Jacobs frontrunner for next Linklaters senior partner

Slaughters’ senior partner race also underway

‘There’s no-one else,’ mused one ex-Linklaters partner. ‘If Charlie Jacobs isn’t the next senior partner at Linklaters, it would be a bigger upset than UKIP winning the next general election. If I was Ladbrokes, I’d give better odds for Farage for PM than any of Charlie’s rivals at Linklaters.’

Linklaters’ partners are buoyant over the prospect of their big-ticket deal man taking on the role of senior partner when Robert Elliott finishes a five-year term on 30 September 2016. Having joined the Magic Circle firm 25 years ago as an articled clerk, Jacobs has wide support and is enjoying the return to form of the firm’s corporate group. ‘He’s a popular guy and a figurehead for the firm globally,’ says one Linklaters partner. ‘Everybody wants to tie their ribbon to him as, if he does become senior partner, he decides who the next managing partner will be.’
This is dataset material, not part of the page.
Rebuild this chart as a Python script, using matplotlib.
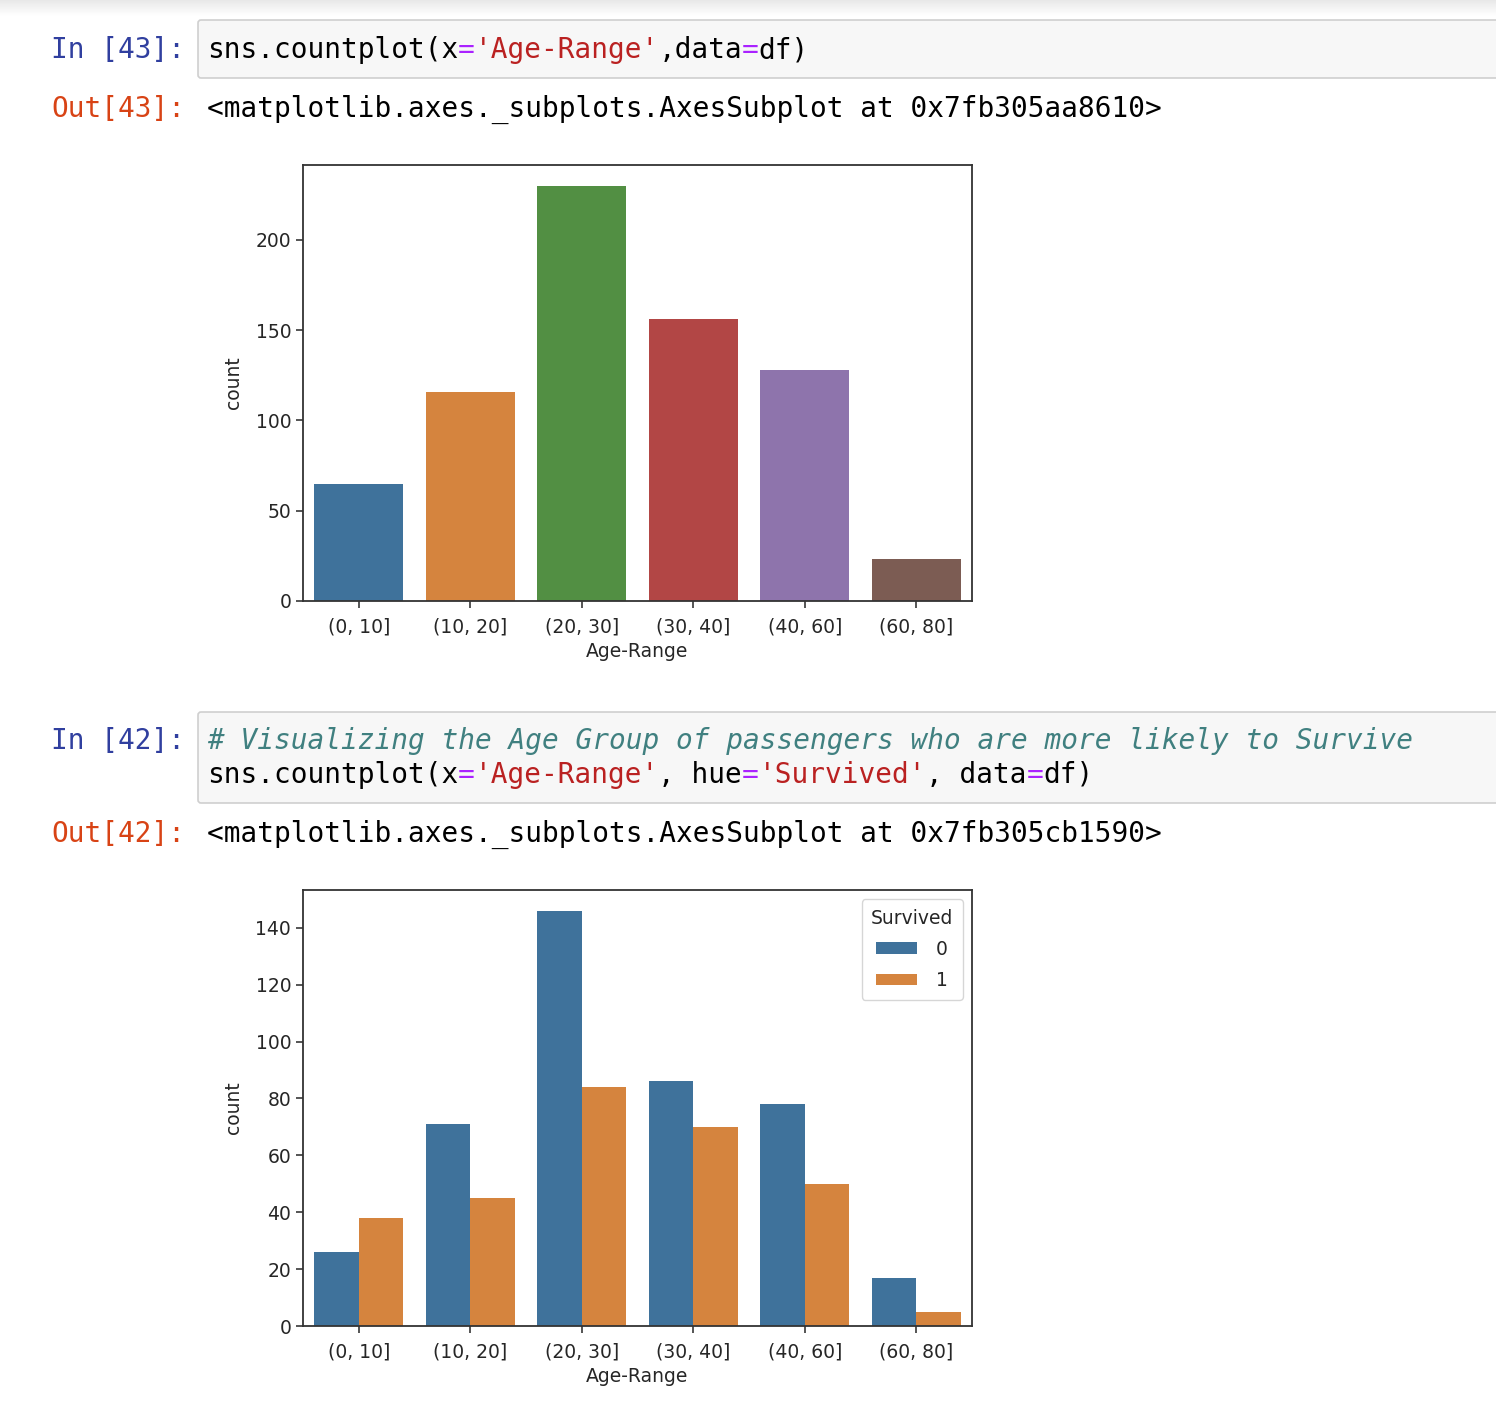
import matplotlib as mpl
mpl.use("Agg")
import matplotlib.pyplot as plt
from matplotlib.patches import FancyBboxPatch
from matplotlib.ticker import MultipleLocator
import numpy as np

# data
age_ranges = ['(0, 10]', '(10, 20]', '(20, 30]', '(30, 40]', '(40, 60]', '(60, 80]']
age_counts = [65, 116, 230, 156, 128, 23]
died = [26, 71, 146, 86, 78, 17]
survived = [38, 45, 84, 70, 50, 5]
hue_labels = ['0', '1']

palette = ['#3f729b', '#d5843e', '#528f43', '#b24645', '#8e74ac', '#7c5c53']

W, H = 1496, 1412
fig = plt.figure(figsize=(W / 100, H / 100), dpi=100)

# background axes in pixel units for the notebook chrome
bg = fig.add_axes([0, 0, 1, 1])
bg.set_xlim(0, W)
bg.set_ylim(H, 0)
bg.axis("off")
grad = np.linspace(0.91, 1.0, 50).reshape(-1, 1)
bg.imshow(grad, cmap="gray", vmin=0, vmax=1, extent=[0, W, 16, 0], aspect="auto")

FS = 20
CW = 0.602 * FS * 100 / 72  # monospace char width, px
mono = "DejaVu Sans Mono"
IN_C, OUT_C = '#303f9f', '#d84315'
EQ, STR, COM = '#aa22ff', '#ba2121', '#408080'


def code_line(x, y, segs):
    n = 0
    for txt, col, style in segs:
        bg.text(x + n * CW, y, txt, color=col, family=mono, fontsize=FS,
                style=style, va='center', ha='left')
        n += len(txt)


def cell_box(y0, y1):
    bg.add_patch(FancyBboxPatch((198, y0), W + 20 - 198, y1 - y0,
                                boxstyle="round,pad=0,rounding_size=3",
                                fc='#f7f7f7', ec='#cfcfcf', lw=1.2))


# cell 43
cell_box(20, 78)
bg.text(185, 50, "In [43]:", color=IN_C, family=mono, fontsize=FS, ha='right', va='center')
code_line(207, 50, [("sns.countplot(x", 'black', 'normal'), ("=", EQ, 'normal'),
                    ("'Age-Range'", STR, 'normal'), (",data", 'black', 'normal'),
                    ("=", EQ, 'normal'), ("df)", 'black', 'normal')])
bg.text(185, 109, "Out[43]:", color=OUT_C, family=mono, fontsize=FS, ha='right', va='center')
code_line(207, 109, [("<matplotlib.axes._subplots.AxesSubplot at 0x7fb305aa8610>", 'black', 'normal')])

# cell 42
cell_box(712, 803)
bg.text(185, 741, "In [42]:", color=IN_C, family=mono, fontsize=FS, ha='right', va='center')
code_line(207, 741, [("# Visualizing the Age Group of passengers who are more likely to Survive", COM, 'italic')])
code_line(207, 775, [("sns.countplot(x", 'black', 'normal'), ("=", EQ, 'normal'),
                     ("'Age-Range'", STR, 'normal'), (", hue", 'black', 'normal'),
                     ("=", EQ, 'normal'), ("'Survived'", STR, 'normal'),
                     (", data", 'black', 'normal'), ("=", EQ, 'normal'), ("df)", 'black', 'normal')])
bg.text(185, 834, "Out[42]:", color=OUT_C, family=mono, fontsize=FS, ha='right', va='center')
code_line(207, 834, [("<matplotlib.axes._subplots.AxesSubplot at 0x7fb305cb1590>", 'black', 'normal')])

TXT = '#262626'
TFS = 13.5


def style_ax(ax):
    for s in ax.spines.values():
        s.set_color('#333333')
        s.set_linewidth(1.3)
    ax.tick_params(colors=TXT, labelsize=TFS, length=5, width=1.1)
    ax.tick_params(axis='x', pad=7)
    ax.set_xlim(-0.5, 5.5)
    ax.set_xticks(range(len(age_ranges)))
    ax.set_xticklabels(age_ranges)
    ax.set_xlabel("Age-Range", fontsize=TFS, color=TXT, labelpad=4)
    ax.set_ylabel("count", fontsize=TFS, color=TXT, labelpad=9)


x = np.arange(len(age_ranges))

ax1 = fig.add_axes([303 / W, 1 - 601 / H, 669 / W, 436 / H])
ax1.bar(x, age_counts, width=0.8, color=palette)
ax1.set_ylim(0, max(age_counts) * 1.05)
ax1.yaxis.set_major_locator(MultipleLocator(50))
style_ax(ax1)

ax2 = fig.add_axes([303 / W, 1 - 1326 / H, 669 / W, 436 / H])
ax2.bar(x - 0.2, died, width=0.4, color=palette[0], label=hue_labels[0])
ax2.bar(x + 0.2, survived, width=0.4, color=palette[1], label=hue_labels[1])
ax2.set_ylim(0, max(died) * 1.05)
ax2.yaxis.set_major_locator(MultipleLocator(20))
style_ax(ax2)
leg = ax2.legend(title="Survived", loc="upper right", fontsize=TFS, title_fontsize=TFS,
                 handlelength=2.2, handleheight=0.6, handletextpad=1.0,
                 borderpad=0.5, labelspacing=0.65)
for t in leg.get_texts():
    t.set_color(TXT)
leg.get_title().set_color(TXT)

fig.savefig("out.png", dpi=100, facecolor='white')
With finance and projects chief Michael Kent and global M&A co-head Jean-Pierre Blumberg having also sounded out support for a run at the senior partner role, Jacobs is not without competition. Indeed, Jacobs was voted off the firm’s governance body he now hopes to chair in early 2012, removed from the international board in ‘dramatic style as he was blamed for the partner cull in 2011’.
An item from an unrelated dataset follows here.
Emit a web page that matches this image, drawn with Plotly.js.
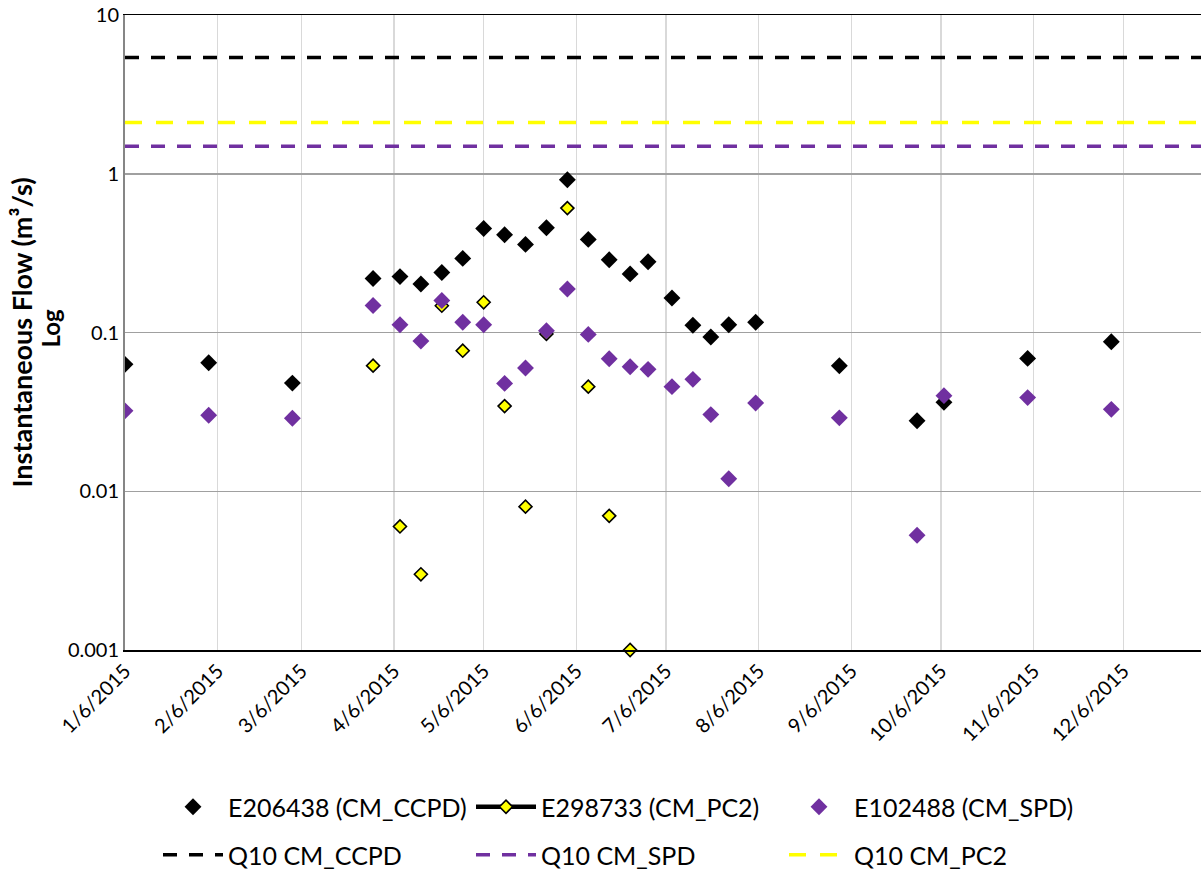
<!DOCTYPE html>
<html>
<head>
<meta charset="utf-8">
<script src="https://cdn.plot.ly/plotly-3.0.1.min.js"></script>
<style>
  html, body { margin: 0; padding: 0; background: #ffffff; }
  #chart { width: 1201px; height: 871px; }
</style>
</head>
<body>
<div id="chart"></div>
<script>
// Sampling dates (2015)
const datesCCPD = ["2015-01-06","2015-02-03","2015-03-03","2015-03-30","2015-04-08","2015-04-15","2015-04-22","2015-04-29","2015-05-06","2015-05-13","2015-05-20","2015-05-27","2015-06-03","2015-06-10","2015-06-17","2015-06-24","2015-06-30","2015-07-08","2015-07-15","2015-07-21","2015-07-27","2015-08-05","2015-09-02","2015-09-28","2015-10-07","2015-11-04","2015-12-02"];
const flowCCPD = [0.063,0.0645,0.048,0.219,0.225,0.202,0.239,0.293,0.452,0.413,0.359,0.457,0.917,0.386,0.287,0.234,0.279,0.165,0.111,0.0936,0.112,0.116,0.0618,0.0278,0.0363,0.0687,0.0875];

const datesSPD = ["2015-01-06","2015-02-03","2015-03-03","2015-03-30","2015-04-08","2015-04-15","2015-04-22","2015-04-29","2015-05-06","2015-05-13","2015-05-20","2015-05-27","2015-06-03","2015-06-10","2015-06-17","2015-06-24","2015-06-30","2015-07-08","2015-07-15","2015-07-21","2015-07-27","2015-08-05","2015-09-02","2015-09-28","2015-10-07","2015-11-04","2015-12-02"];
const flowSPD = [0.0321,0.0301,0.0288,0.148,0.112,0.0883,0.159,0.116,0.112,0.0478,0.0598,0.1025,0.188,0.0973,0.0684,0.0609,0.0586,0.0456,0.0507,0.0304,0.012,0.036,0.029,0.00528,0.040,0.0389,0.0328];

const datesPC2 = ["2015-03-30","2015-04-08","2015-04-15","2015-04-22","2015-04-29","2015-05-06","2015-05-13","2015-05-20","2015-05-27","2015-06-03","2015-06-10","2015-06-17","2015-06-24"];
const flowPC2 = [0.0618,0.006,0.003,0.1475,0.0768,0.155,0.0344,0.008,0.098,0.608,0.0456,0.007,0.001];

// Q10 thresholds (m3/s)
const q10CCPD = 5.4;
const q10SPD = 1.49;
const q10PC2 = 2.1;

// Axis extents
const xRange = ["2015-01-06", "2016-01-01"];
const yTickVals = [0.001, 0.01, 0.1, 1, 10];
const yTickText = ["0.001", "0.01", "0.1", "1", "10"];

const FONT = "Lato, 'Open Sans', sans-serif";
const PURPLE = "#7030A0";
const YELLOW = "#FFFF00";

const traces = [
  {
    type: "scatter", mode: "markers", name: "E206438 (CM_CCPD)",
    x: datesCCPD, y: flowCCPD,
    marker: { symbol: "diamond", size: 13, color: "#000000" },
    legend: "legend"
  },
  {
    type: "scatter", mode: "markers", name: "E298733 (CM_PC2)",
    x: datesPC2, y: flowPC2, showlegend: false, cliponaxis: false,
    marker: { symbol: "diamond", size: 10, color: YELLOW, line: { color: "#000000", width: 1.6 } }
  },
  {
    // legend key for the PC2 series (line + marker)
    type: "scatter", mode: "lines+markers", name: "E298733 (CM_PC2)",
    x: [null], y: [null],
    line: { color: "#000000", width: 4.5 },
    marker: { symbol: "diamond", size: 10, color: YELLOW, line: { color: "#000000", width: 1.6 } },
    legend: "legend"
  },
  {
    type: "scatter", mode: "markers", name: "E102488 (CM_SPD)",
    x: datesSPD, y: flowSPD,
    marker: { symbol: "diamond", size: 13, color: PURPLE },
    legend: "legend"
  },
  {
    type: "scatter", mode: "lines", name: "Q10 CM_CCPD",
    x: xRange, y: [q10CCPD, q10CCPD],
    line: { color: "#000000", width: 3.5, dash: "14px,12px" },
    legend: "legend2"
  },
  {
    type: "scatter", mode: "lines", name: "Q10 CM_SPD",
    x: xRange, y: [q10SPD, q10SPD],
    line: { color: PURPLE, width: 3.5, dash: "14px,12px" },
    legend: "legend2"
  },
  {
    type: "scatter", mode: "lines", name: "Q10 CM_PC2",
    x: xRange, y: [q10PC2, q10PC2],
    line: { color: YELLOW, width: 3.5, dash: "17px,14px" },
    legend: "legend2"
  }
];

const legendCommon = {
  orientation: "h",
  xref: "container", xanchor: "left",
  yref: "container", yanchor: "middle",
  itemwidth: 60,
  entrywidth: 238, entrywidthmode: "pixels",
  font: { family: FONT, size: 25, color: "#000000" },
  bgcolor: "rgba(0,0,0,0)"
};

const layout = {
  width: 1201, height: 871,
  paper_bgcolor: "#ffffff", plot_bgcolor: "#ffffff",
  font: { family: FONT, size: 20, color: "#000000" },
  margin: { l: 125, r: 0, t: 15, b: 221 },
  showlegend: true,
  xaxis: {
    type: "date",
    range: xRange,
    tick0: "2015-01-06", dtick: "M1",
    tickformat: "%-m/%-d/%Y",
    tickangle: -45,
    ticks: "",
    showgrid: true, gridcolor: "#d9d9d9", gridwidth: 1.5,
    showline: true, linecolor: "#000000", linewidth: 1.5, mirror: true,
    zeroline: false,
    tickfont: { family: FONT, size: 20, color: "#000000" }
  },
  yaxis: {
    type: "log",
    range: [-3, 1],
    tickvals: yTickVals, ticktext: yTickText,
    ticks: "", ticklen: 0,
    showgrid: true, gridcolor: "#a0a0a0", gridwidth: 1.5,
    showline: true, linecolor: "#868686", linewidth: 2,
    zeroline: false,
    tickfont: { family: FONT, size: 20, color: "#000000" }
  },
  // Two-line vertical axis title
  annotations: [
    {
      text: "<b>Instantaneous Flow (m³/s)</b>",
      textangle: -90, showarrow: false,
      xref: "paper", yref: "paper", x: 0, y: 0.5,
      xanchor: "center", yanchor: "middle", xshift: -104,
      font: { family: FONT, size: 27, color: "#000000" }
    },
    {
      text: "<b>Log</b>",
      textangle: -90, showarrow: false,
      xref: "paper", yref: "paper", x: 0, y: 0.5,
      xanchor: "center", yanchor: "middle", xshift: -75, yshift: 4,
      font: { family: FONT, size: 24, color: "#000000" }
    }
  ],
  legend: Object.assign({}, legendCommon, { x: 158 / 1201, y: (871 - 807) / 871 }),
  legend2: Object.assign({}, legendCommon, { x: 158 / 1201, y: (871 - 855) / 871 })
};

Plotly.newPlot("chart", traces, layout, { displayModeBar: false, staticPlot: true });
</script>
</body>
</html>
‘I’d give better odds for Farage for PM than any of Charlie’s rivals at Linklaters.’

The ex-partner adds: ‘Charlie suffered from that, as it was done without a proper mandate in a way which partners were unhappy with, and has since become very astute at managing his reputation internally.’

Since then, Jacobs has avoided taking on any new management roles with the top job in mind. Viewed electable by the firm’s influential banking group, recent management appointments, such as Stuart Bedford to London head of corporate and Sarah Wiggins as global head of sectors, have been labelled by one insider as ‘moves anointed by Jacobs’ as he marches towards the senior partner role.

Linklaters is not the only Magic Circle firm with electioneering underway, as Slaughter and May’s senior partner Chris Saul confirmed to the partnership he will stand down next year. As Legal Business went to press, several names, including corporate head Andy Ryde and Nilufer von Bismarck, head of equity capital markets, were being talked of as potential contenders. A vote is expected in early 2016.